Frequently asked questions about Duke Power solar rebates
Is the Duke Energy rebate guaranteed for all customers? Utility rebates are typically funded through specific programs and may have capacity limits. Your installer can confirm availability, and you should verify current program status with the local Duke Energy office before signing a contract.
Does the federal tax credit reduce my tax bill or my system cost? The federal incentive is a tax credit that reduces tax liability, but the calculator applies it as a reduction in net system cost to simplify planning. Be sure to consult a tax professional for your personal situation.
What happens if my system produces more than I use? Excess production typically flows back to the grid and can be credited based on net metering or net billing rules. The specific credit rate can vary, so use a conservative electricity rate if you are uncertain.

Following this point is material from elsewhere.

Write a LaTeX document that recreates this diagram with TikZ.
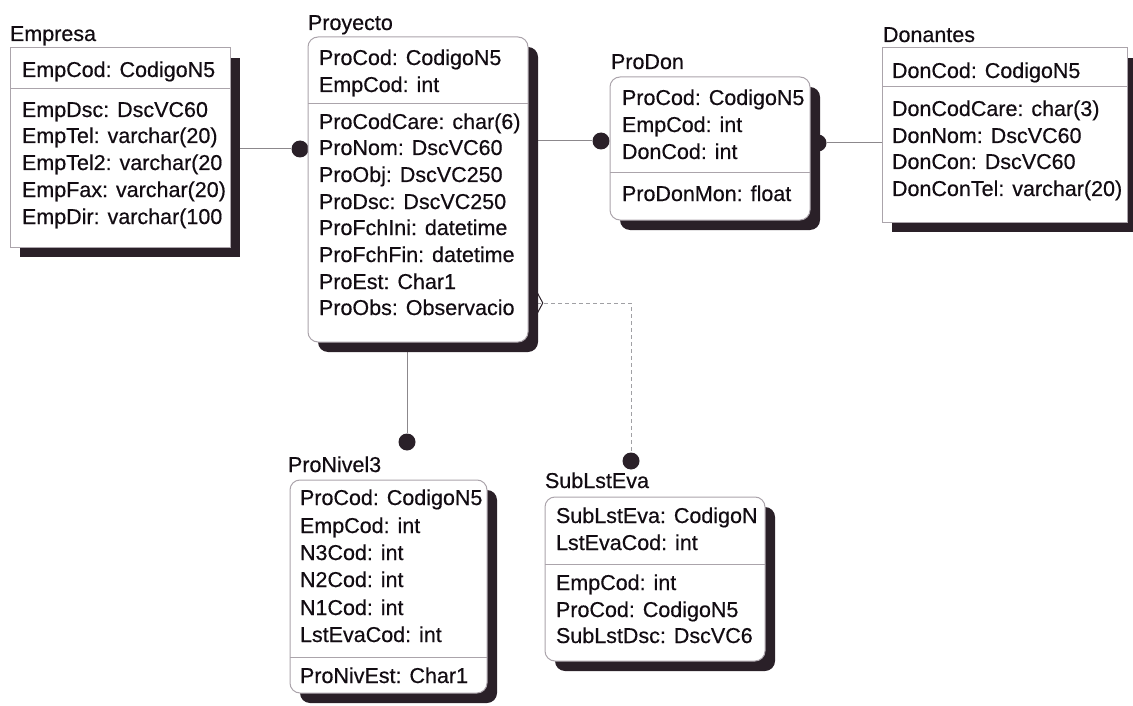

Final guidance for using the Duke Power solar rebate calculator
This calculator is designed to empower you with realistic numbers, not just optimistic marketing claims. Adjust the inputs to match your actual roof conditions, installer proposals, and utility program rules. Use your real electricity rate and annual usage, and verify incentives through trusted sources such as Energy.gov and NREL. With thoughtful inputs, the calculator becomes a reliable planning tool that can help you decide when to move forward, how to size your system, and what incentives to prioritize. As the solar market continues to evolve, the best decisions are grounded in accurate data and a clear understanding of your local utility policies.